From the final look and feel of the film, it looks like the whole team gelled really well, what would you comment about in the experience of working with such a talented cast and crew on your directorial debut?
I loved my crew! They are my friends and my family. After Poly they became my unconditional crew. I think we had a lot of fun with latin culture on set (laughs), I was extremely lucky to work with such talented and passionate people who were crazy enough to follow me through this journey. I am a very energetic person and tried to spread that energy to them while working together. From this experience I already know who I am gonna hire for my next project (laughs).
I’ll never stop being grateful for their help to make Poly come alive – all of the credit goes to them.
If I was something of a good director, it is thanks to them.
Wow, I’m sure the team mirrors those sentiments – especially now that their work will be internationally recognized with the selection at SIFF. What will be your plans with Poly after the film has a festival run and what are your plans to follow it?
During Poly, Natalia (who portrayed Poly) and I became best friends. We actually co-directed another short film together afterwards which is going to start it’s festival run soon – we’re now looking forward to starting development on our first feature. A psychological thriller with, again, a strong woman as the main character who has vulnerabilities and a lot of fears but also dreams that help her in her day to day struggles.
We want to touch on themes like sexual abuse, psycological traumas, the film industry and schizophrenia.
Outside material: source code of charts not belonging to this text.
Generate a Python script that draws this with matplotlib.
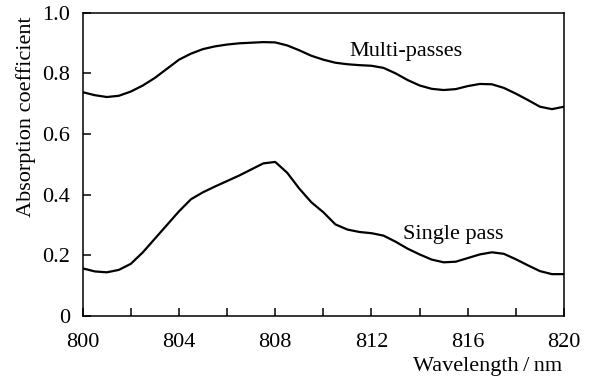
import matplotlib
matplotlib.use('Agg')
import matplotlib.pyplot as plt

plt.rcParams['font.family'] = 'Liberation Serif'
plt.rcParams['font.size'] = 16

# Wavelength grid (nm) and absorption readings
wavelength = [800.0, 800.5, 801.0, 801.5, 802.0, 802.5, 803.0, 803.5, 804.0, 804.5,
              805.0, 805.5, 806.0, 806.5, 807.0, 807.5, 808.0, 808.5, 809.0, 809.5,
              810.0, 810.5, 811.0, 811.5, 812.0, 812.5, 813.0, 813.5, 814.0, 814.5,
              815.0, 815.5, 816.0, 816.5, 817.0, 817.5, 818.0, 818.5, 819.0, 819.5,
              820.0]
multi_pass = [0.738, 0.728, 0.722, 0.726, 0.740, 0.760, 0.785, 0.815, 0.845, 0.865,
              0.880, 0.889, 0.895, 0.899, 0.901, 0.903, 0.902, 0.892, 0.876, 0.858,
              0.845, 0.835, 0.830, 0.827, 0.825, 0.818, 0.800, 0.778, 0.760, 0.749,
              0.745, 0.748, 0.758, 0.765, 0.764, 0.752, 0.733, 0.712, 0.690, 0.682,
              0.690]
single_pass = [0.157, 0.147, 0.144, 0.152, 0.172, 0.210, 0.255, 0.300, 0.345, 0.385,
               0.408, 0.427, 0.445, 0.463, 0.483, 0.503, 0.508, 0.472, 0.420, 0.375,
               0.342, 0.302, 0.285, 0.277, 0.273, 0.265, 0.245, 0.222, 0.203, 0.186,
               0.177, 0.179, 0.191, 0.203, 0.210, 0.205, 0.187, 0.167, 0.148, 0.138,
               0.138]

x_ticks = [800, 802, 804, 806, 808, 810, 812, 814, 816, 818, 820]
x_labels = ['800', '', '804', '', '808', '', '812', '', '816', '', '820']
y_ticks = [0, 0.2, 0.4, 0.6, 0.8, 1.0]
y_labels = ['0', '0.2', '0.4', '0.6', '0.8', '1.0']

fig = plt.figure(figsize=(5.89, 3.81), dpi=100)
ax = fig.add_axes([0.1404, 0.1706, 0.8172, 0.7961])

ax.plot(wavelength, multi_pass, color='black', lw=1.6, solid_joinstyle='round')
ax.plot(wavelength, single_pass, color='black', lw=1.6, solid_joinstyle='round')

ax.set_xlim(800, 820)
ax.set_ylim(0, 1.0)
ax.set_xticks(x_ticks)
ax.set_xticklabels(x_labels)
ax.set_yticks(y_ticks)
ax.set_yticklabels(y_labels)
ax.tick_params(direction='in', length=6, width=1.1, top=False, right=False)
ax.tick_params(axis='x', pad=12)
ax.tick_params(axis='y', pad=9)
for s in ax.spines.values():
    s.set_linewidth(1.1)

# curve labels
ax.text(813.45, 0.873, 'Multi-passes', ha='center', va='center')
ax.text(815.4, 0.270, 'Single pass', ha='center', va='center')

fig.text(26 / 589, 1 - 117 / 381, 'Absorption coefficient', rotation=90,
         ha='center', va='center')
fig.text(562 / 589, 1 - 367 / 381, 'Wavelength\u2009/\u2009nm', ha='right', va='center')

fig.savefig('out.png', dpi=100)
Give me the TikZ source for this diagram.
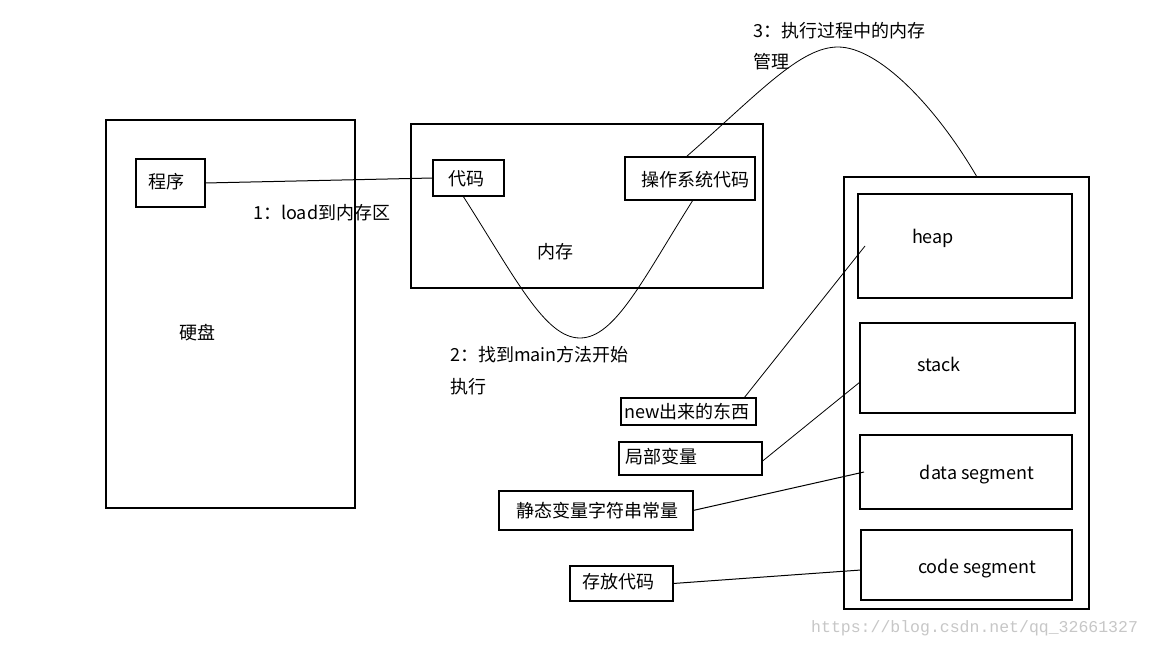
\documentclass[tikz,border=0pt]{standalone}
\usepackage{fontspec}
\newfontfamily\cjk{Noto Sans CJK SC}
\newfontfamily\wmfont{Liberation Mono}
\begin{document}
\begin{tikzpicture}[x=1pt,y=-1pt,
  box/.style={draw, line width=1.1pt, inner sep=0pt, outer sep=0pt, anchor=north west},
  txt/.style={font=\cjk\fontsize{18}{22}\selectfont, inner sep=0pt},
  thin/.style={line width=0.8pt},
  wire/.style={line width=1pt}]
\useasboundingbox[fill=white] (0,0) rectangle (1152,648);

% hard disk
\node[box, minimum width=249pt, minimum height=388pt] (disk) at (106,120) {};
\node[box, minimum width=69pt, minimum height=48pt] (prog) at (136,159) {};
\node[txt] (progt) at (166,182) {程序};
\node[txt] (diskt) at (197,333) {硬盘};
\node[txt, anchor=west] (l1) at (253,213) {1：load到内存区};

% memory
\node[box, minimum width=352pt, minimum height=164pt] (mem) at (411,124) {};
\node[box, minimum width=71pt, minimum height=36pt] (code) at (433,160) {};
\node[txt] (codet) at (466,179) {代码};
\node[box, minimum width=130pt, minimum height=43pt] (os) at (625,157) {};
\node[txt] (ost) at (695,180) {操作系统代码};
\node[txt] (memt) at (555,252) {内存};

\node[txt, anchor=west] (l2a) at (450,355) {2：找到main方法开始};
\node[txt, anchor=west] (l2b) at (450,387) {执行};
\node[txt, anchor=west] (l3a) at (753,31) {3：执行过程中的内存};
\node[txt, anchor=west] (l3b) at (753,62) {管理};

% memory layout
\node[box, minimum width=245pt, minimum height=432pt] (big) at (844,177) {};
\node[box, minimum width=214pt, minimum height=104pt] (heap) at (858,194) {};
\node[txt] (heapt) at (933,238) {heap};
\node[box, minimum width=215pt, minimum height=90pt] (stack) at (860,323) {};
\node[txt] (stackt) at (939,364) {stack};
\node[box, minimum width=212pt, minimum height=74pt] (data) at (860,435) {};
\node[txt] (datat) at (977,475) {data segment};
\node[box, minimum width=211pt, minimum height=70pt] (cseg) at (861,530) {};
\node[txt] (csegt) at (977,569) {code segment};

% labels
\node[box, minimum width=135pt, minimum height=27pt] (new) at (621,398) {};
\node[txt] (newt) at (687,412) {new出来的东西};
\node[box, minimum width=143pt, minimum height=33pt] (local) at (619,442) {};
\node[txt] (localt) at (661,457) {局部变量};
\node[box, minimum width=194pt, minimum height=39pt] (static) at (499,491) {};
\node[txt] (statict) at (597,511) {静态变量字符串常量};
\node[box, minimum width=103pt, minimum height=35pt] (store) at (570,566) {};
\node[txt] (storet) at (618,582) {存放代码};

% watermark
\node[font=\wmfont\fontsize{16.5}{18}\selectfont, text=black!22, inner sep=0pt, anchor=west] (wm) at (811,628) {https://blog.csdn.net/qq\_32661327};

% connectors
\draw[wire] (prog.east) -- (code.west);
\draw[thin] ([xshift=-5.5pt]code.south) .. controls (516,279) and (545,338) .. (580,338)
  .. controls (615,338) and (643,279) .. ([xshift=3pt]os.south);
\draw[thin] ([xshift=-4pt]os.north) .. controls (759,93) and (800,47) .. (838,47)
  .. controls (878,47) and (935,105) .. ([xshift=10.5pt]big.north);
\draw[thin] ([xshift=-12pt]new.north east) -- ([xshift=7pt]heap.west);
\draw[thin] ([yshift=-3pt]local.east) -- ([yshift=-14pt]stack.west);
\draw[wire] (static.east) -- ([xshift=4pt]data.west);
\draw[wire] (store.east) -- ([yshift=-5pt]cseg.west);
\end{tikzpicture}
\end{document}
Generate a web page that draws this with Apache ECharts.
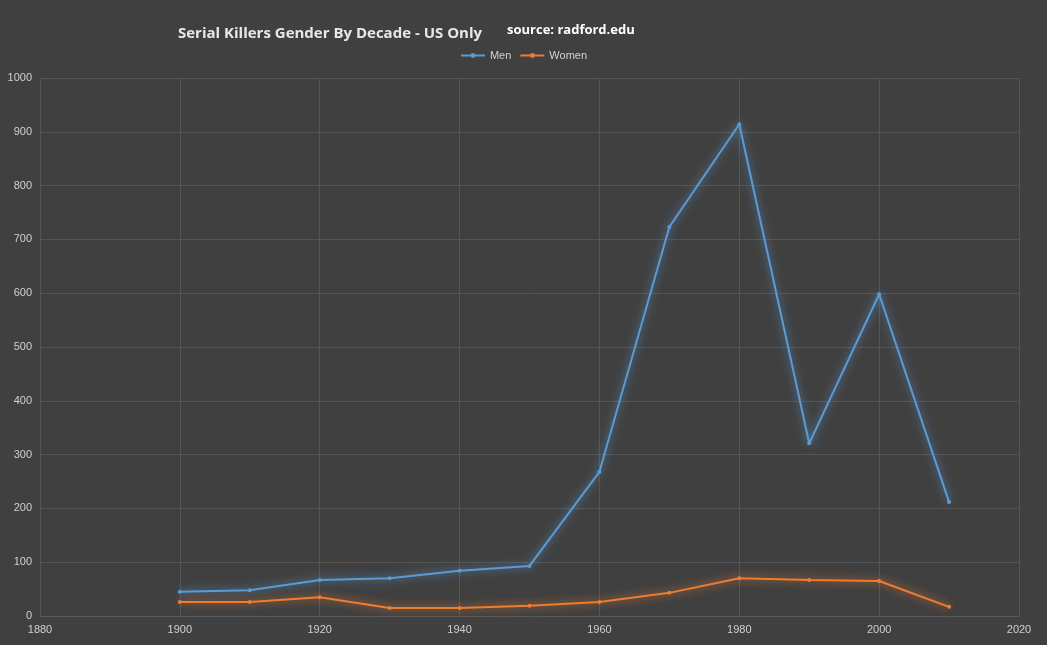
<!DOCTYPE html>
<html><head><meta charset="utf-8">
<script src="https://cdn.jsdelivr.net/npm/echarts@6/dist/echarts.min.js"></script>
<style>html,body{margin:0;padding:0;background:#404040}#c{width:1047px;height:645px}</style>
</head><body><div id="c"></div>
<script>
const decades = [1900,1910,1920,1930,1940,1950,1960,1970,1980,1990,2000,2010];
const men =   [45,48,67,70,84,93,268,723,914,321,598,212];
const women = [26,26,35,15,15,19,26,43,70,67,65,17];
const chart = echarts.init(document.getElementById('c'));
const mk = (name, vals, color) => ({
  name, type:'line', data: decades.map((d,i)=>[d, vals[i]]),
  symbol:'circle', symbolSize:4, itemStyle:{color},
  lineStyle:{color, width:2, shadowColor:color, shadowBlur:8}
});
chart.setOption({
  backgroundColor:'#404040',
  title:{text:'Serial Killers Gender By Decade - US Only', left:173, top:21,
    textStyle:{color:'#e8e8e8', fontSize:15, fontWeight:'bold', fontFamily:'Open Sans'}},
  graphic:[{type:'text', left:507, top:24, style:{text:'source: radford.edu', fill:'#ffffff', font:'bold 13px "Open Sans"'}}],
  legend:{top:45, left:'center', itemWidth:24, itemHeight:6, textStyle:{color:'#d0d0d0', fontSize:11},
    data:['Men','Women']},
  grid:{left:40, right:28, top:78, bottom:29},
  xAxis:{type:'value', min:1880, max:2020, interval:20,
    axisLine:{lineStyle:{color:'#5a5a5a'}}, axisTick:{show:false},
    axisLabel:{color:'#d0d0d0', fontSize:11, formatter:v=>String(v)},
    splitLine:{show:true, lineStyle:{color:'#555555'}}},
  yAxis:{type:'value', min:0, max:1000, interval:100,
    axisLine:{show:false}, axisTick:{show:false},
    axisLabel:{color:'#d0d0d0', fontSize:11, formatter:v=>String(v)},
    splitLine:{lineStyle:{color:'#555555'}}},
  series:[mk('Men', men, '#5b9bd5'), mk('Women', women, '#ed7d31')]
});
</script></body></html>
Those are ambitious plans, we wish you the best of luck with all of your goals and look forward to next time.
Thank you very much for your positivity and this space.
Good luck at SIFF 2020!
The trailer for Poly:
The Italy-based Salento International film festival (SIFF) has been devoted to celebrating international independent cinema and will present Poly as part of it’s Woman In Film Short Film Program during the September 1st through 6th, 2020 festival dates.